Imperial Twilight
- First edition
- Author: Stephen R. Platt
- Genre: History
- Set in: China
- Publisher: Alfred A. Knopf

= Imperial Twilight =

History book by Stephen R. Platt

Imperial Twilight: The Opium War and the End of China's Last Golden Age is a history book by Stephen R. Platt relating the events during the lead-up to the First Opium War of 1839–1842. The book was well-received by critics, who were generally supportive of the conclusions Platt reached in the book.

== Description ==
Imperial Twilight was written by Stephen R. Platt, a historian and professor of Chinese history at the University of Massachusetts at Amherst. Platt had previously written a number of books concerning Chinese history. The book itself was concerned with the Old China Trade, the Canton System, and the events leading up to the start of the First Opium War in the mid-19th century. As noted by several reviewers, Platt focused heavily not on the opium war itself, but rather on the historical figures that led the British and Chinese empires towards war. Platt is noted as having place special emphasis on relaying the stories and methods of Willam Jardine and James Matheson, two British merchants who knowingly assisted in the smuggling of illegal opium into Southern China; this smuggling would later become the direct cause of the Anglo-Sino hostilities. Platt also focuses heavily on the in-decline system of bureaucracy that dominated the Qing dynasty during the lead-up to the Opium Wars. Platt concluded in Imperial Twilight that the Chinese, though knowledgeable and well-organized, were incapable of understanding the threat that Westernized British Empire's economic system and military posed to Imperial China; he also dedicated later chapters of the book to examining how the defeat of the Qing dynasty's forces in the First Opium War set the empire on the path to dissolution at the start of the 20th century.

Several reviews of Imperial Twilight noted that the book's release in early 2018 was relevant given the rising trade tensions between the United States and the People's Republic of China; these reviewers pointed out that the Opium Wars were caused in part by similar disagreements over trade.

=== Reception ===
The book was well-received by critics.

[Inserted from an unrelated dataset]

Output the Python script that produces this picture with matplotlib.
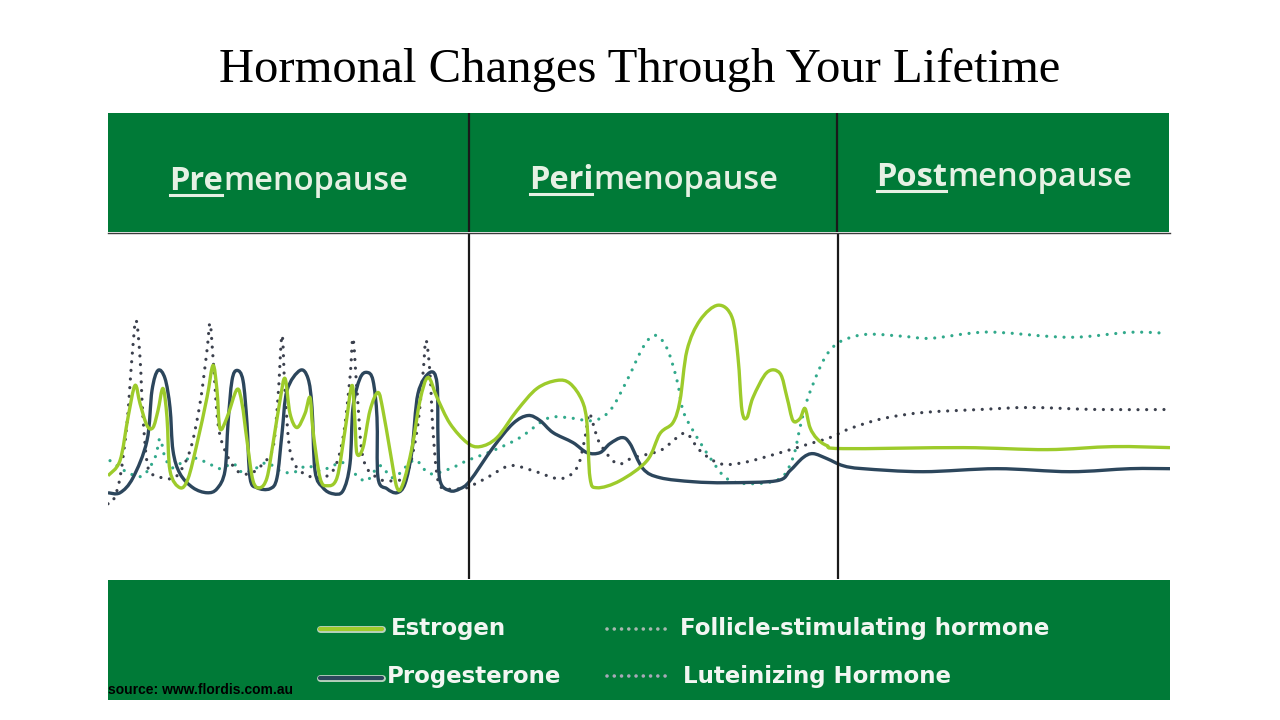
import numpy as np
import matplotlib
matplotlib.use("Agg")
import matplotlib.pyplot as plt
import matplotlib.patheffects as pe
from matplotlib.path import Path
from matplotlib.patches import PathPatch

# timeline position (0 = start of premenopause) and relative hormone level
estrogen_x = [0, 12, 20, 27, 32, 39, 45, 50, 55, 59, 62, 72, 80, 89, 99, 105, 109, 112, 119, 129,
              134, 139, 145, 152, 159, 165, 172, 177, 182, 189, 197, 202, 205, 212, 219, 229, 237, 244, 247, 249,
              255, 262, 270, 275, 282, 289, 295, 304, 312, 320, 329, 342, 359, 372, 389, 409, 429, 449, 462, 474,
              479, 482, 489, 512, 539, 552, 565, 572, 579, 592, 610, 624, 630, 634, 639, 645, 659, 672, 679, 685,
              692, 697, 702, 709, 719, 735, 855, 939, 1005, 1062]
estrogen_y = [103, 118, 161, 193, 175, 153, 151, 168, 190, 161, 108, 91, 100, 135, 181, 213, 188, 150, 161, 189,
              175, 138, 98, 91, 101, 135, 178, 200, 165, 151, 165, 181, 148, 101, 93, 101, 148, 193, 155, 125,
              131, 168, 186, 168, 128, 91, 95, 131, 178, 201, 181, 155, 136, 132, 141, 168, 190, 198, 195, 178,
              155, 101, 91, 98, 118, 145, 156, 178, 228, 258, 273, 261, 221, 168, 161, 181, 206, 205, 181, 158,
              160, 170, 151, 140, 133, 130, 131, 129, 132, 131]

progesterone_x = [0, 12, 25, 39, 44, 50, 57, 62, 65, 72, 85, 99, 109, 117, 120, 124, 129, 135, 139, 142,
                  149, 162, 169, 174, 179, 192, 200, 204, 207, 215, 225, 235, 242, 245, 252, 259, 265, 269, 270, 279,
                  289, 297, 304, 310, 322, 329, 330, 332, 342, 352, 362, 385, 405, 420, 432, 445, 465, 479, 492, 502,
                  514, 522, 535, 552, 585, 619, 669, 682, 695, 705, 719, 735, 755, 815, 889, 962, 1022, 1062]
progesterone_y = [86, 86, 101, 138, 188, 208, 200, 171, 128, 105, 91, 86, 90, 108, 155, 198, 208, 198, 155, 101,
                  91, 90, 101, 145, 188, 208, 200, 171, 108, 91, 85, 88, 115, 171, 200, 206, 198, 161, 101, 90,
                  86, 95, 128, 185, 206, 195, 138, 98, 88, 90, 98, 131, 155, 163, 158, 146, 136, 126, 126, 135,
                  141, 135, 110, 101, 97, 96, 98, 108, 121, 125, 120, 113, 110, 107, 110, 107, 110, 110]

fsh_x = [2, 12, 22, 35, 47, 52, 57, 64, 72, 84, 99, 112, 125, 135, 149, 159, 172, 185, 199, 212,
         225, 235, 249, 259, 272, 285, 302, 309, 322, 342, 359, 385, 412, 439, 459, 485, 502, 519, 535, 547,
         559, 569, 575, 585, 602, 619, 642, 672, 685, 692, 699, 712, 722, 735, 759, 795, 822, 862, 889, 962,
         1022, 1059]
fsh_y = [118, 111, 105, 103, 121, 140, 121, 111, 115, 121, 116, 110, 115, 106, 111, 116, 108, 106, 113, 108,
         113, 116, 103, 98, 113, 101, 116, 118, 105, 110, 118, 128, 141, 160, 161, 158, 168, 198, 231, 243,
         230, 198, 168, 148, 121, 100, 95, 100, 121, 151, 178, 211, 228, 238, 244, 242, 240, 245, 246, 241,
         246, 245]

lh_x = [0, 5, 12, 19, 24, 28, 32, 35, 40, 49, 59, 69, 82, 92, 99, 102, 105, 110, 117, 129,
        142, 155, 165, 170, 174, 177, 182, 192, 209, 225, 235, 242, 245, 249, 255, 269, 285, 299, 309, 315,
        318, 322, 325, 330, 339, 352, 359, 379, 402, 425, 452, 469, 477, 481, 485, 492, 509, 525, 552, 569,
        579, 592, 612, 635, 669, 702, 722, 742, 775, 815, 872, 922, 989, 1059]
lh_y = [75, 78, 101, 155, 221, 258, 221, 161, 111, 103, 100, 103, 128, 175, 228, 255, 221, 155, 128, 108,
        105, 115, 131, 181, 243, 188, 128, 108, 101, 108, 141, 201, 240, 188, 121, 101, 98, 105, 148, 205,
        238, 205, 148, 98, 90, 90, 91, 101, 113, 108, 100, 111, 141, 165, 155, 135, 115, 121, 128, 141,
        145, 128, 115, 116, 125, 135, 141, 150, 160, 166, 169, 171, 169, 169]

stage_edges = [0, 361, 730, 1062]
stage_prefix = ["Pre", "Peri", "Post"]
stage_rest = ["menopause", "menopause", "menopause"]
legend_labels = ["Estrogen", "Progesterone", "Follicle-stimulating hormone", "Luteinizing Hormone"]

GREEN = "#007A37"
C_EST = "#9DCB2B"
C_PRO = "#2C465C"
C_FSH = "#31A98B"
C_LH = "#3B404D"
PALE = "#E6F1E4"

W, H = 1280, 720
fig = plt.figure(figsize=(12.8, 7.2), dpi=100, facecolor="white")


def rect(x0, y0, x1, y1):
    return [x0 / W, 1 - y1 / H, (x1 - x0) / W, (y1 - y0) / H]


def clean(ax):
    ax.set_xticks([])
    ax.set_yticks([])
    for s in ax.spines.values():
        s.set_visible(False)


def smooth_path(xs, ys):
    # catmull-rom style bezier through the read points
    p = np.column_stack([xs, ys]).astype(float)
    verts = [p[0]]
    codes = [Path.MOVETO]
    n = len(p)
    for i in range(n - 1):
        a = p[i - 1] if i > 0 else p[i]
        b = p[i]
        c = p[i + 1]
        d = p[i + 2] if i + 2 < n else p[i + 1]
        verts += [b + (c - a) / 6, c - (d - b) / 6, c]
        codes += [Path.CURVE4] * 3
    return Path(verts, codes)


def curve(ax, xs, ys, **kw):
    ax.add_patch(PathPatch(smooth_path(xs, ys), fill=False, **kw))


# title
fig.text(0.5, 1 - 70 / H, "Hormonal Changes Through Your Lifetime", ha="center", va="center",
         fontsize=35, family="Liberation Serif", color="black")

# header band
hax = fig.add_axes(rect(108, 113, 1169, 232))
hax.set_facecolor(GREEN)
clean(hax)
hax.set_xlim(0, 1062)
hax.set_ylim(0, 1)
for e in stage_edges[1:-1]:
    hax.axvline(e, color="#1a1a1a", lw=1.6)

# main plot
ax = fig.add_axes(rect(108, 233, 1170, 579))
clean(ax)
ax.spines["top"].set_visible(True)
ax.spines["top"].set_color("#3a3a3a")
ax.spines["top"].set_linewidth(1.0)
ax.set_xlim(0, 1062)
ax.set_ylim(0, 345)
for e in stage_edges[1:-1]:
    ax.axvline(e, color="#1a1a1a", lw=1.6)

dots = dict(linestyle=(0, (0.01, 2.7)), capstyle="round", lw=2.3)
curve(ax, fsh_x, fsh_y, edgecolor=C_FSH, **dots)
curve(ax, lh_x, lh_y, edgecolor=C_LH, **dots)
curve(ax, progesterone_x, progesterone_y, edgecolor=C_PRO, lw=2.4, joinstyle="round")
curve(ax, estrogen_x, estrogen_y, edgecolor=C_EST, lw=2.4, joinstyle="round")

# stage labels with bold underlined prefix
renderer = fig.canvas.get_renderer()
base_y = [190, 189, 186]
for i in range(3):
    cx = 108 + (stage_edges[i] + stage_edges[i + 1]) / 2
    y = 1 - base_y[i] / H
    t1 = fig.text(0, y, stage_prefix[i], fontsize=23.5, family="Open Sans", weight="bold",
                  color=PALE, va="baseline")
    t2 = fig.text(0, y, stage_rest[i], fontsize=23.5, family="Open Sans", weight="semibold",
                  color=PALE, va="baseline")
    w1 = t1.get_window_extent(renderer).width
    w2 = t2.get_window_extent(renderer).width
    x0 = cx - (w1 + w2) / 2
    t1.set_x(x0 / W)
    t2.set_x((x0 + w1) / W)
    uy = 1 - (base_y[i] + 5) / H
    fig.add_artist(plt.Line2D([(x0 + 1) / W, (x0 + w1 - 1) / W], [uy, uy], color=PALE, lw=2.2))

# legend band
lax = fig.add_axes(rect(108, 580, 1170, 700))
lax.set_facecolor(GREEN)
clean(lax)
lax.set_xlim(0, 1)
lax.set_ylim(0, 1)

halo = [pe.Stroke(linewidth=5, foreground="#b9d3bf"), pe.Normal()]
lax.plot([0.1996, 0.258], [0.592, 0.592], color=C_EST, lw=3, path_effects=halo, solid_capstyle="round")
lax.plot([0.1996, 0.258], [0.183, 0.183], color=C_PRO, lw=3, path_effects=halo, solid_capstyle="round")
lax.plot([0.47, 0.529], [0.592, 0.592], color="#a8b8b0", linestyle=(0, (0.01, 2.0)),
         dash_capstyle="round", lw=2.6)
lax.plot([0.47, 0.529], [0.2, 0.2], color="#a8a8b8", linestyle=(0, (0.01, 2.0)),
         dash_capstyle="round", lw=2.6)

leg_pos = [(0.2665, 0.592), (0.2627, 0.2), (0.5386, 0.592), (0.5414, 0.2)]
for lab, (lx, ly) in zip(legend_labels, leg_pos):
    lax.text(lx, ly, lab, fontsize=16.5, family="DejaVu Sans", weight="bold", color="#F2F6F2",
             ha="left", va="center")

fig.text(108 / W, 1 - 690 / H, "source: www.flordis.com.au", fontsize=10, family="Liberation Sans",
         weight="bold", color="black", ha="left", va="center")

fig.savefig("out.png", dpi=100, facecolor="white")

Ian Morris wrote for The New York Times Book Review that Imperial Twilight was “[A] superb history… Platt has written an enthralling account of the run-up to war between Britain and China", while Julian Gewirtz of The Wall Street Journal noted that the “Masterly . . . [Platt’s] book is important reading not only for those interested in China’s history but also for anyone seeking to understand the explosive intersection between trade and politics today.”

Platt won a shortlist Baillie Gifford Prize in 2018 for Imperial Twilight.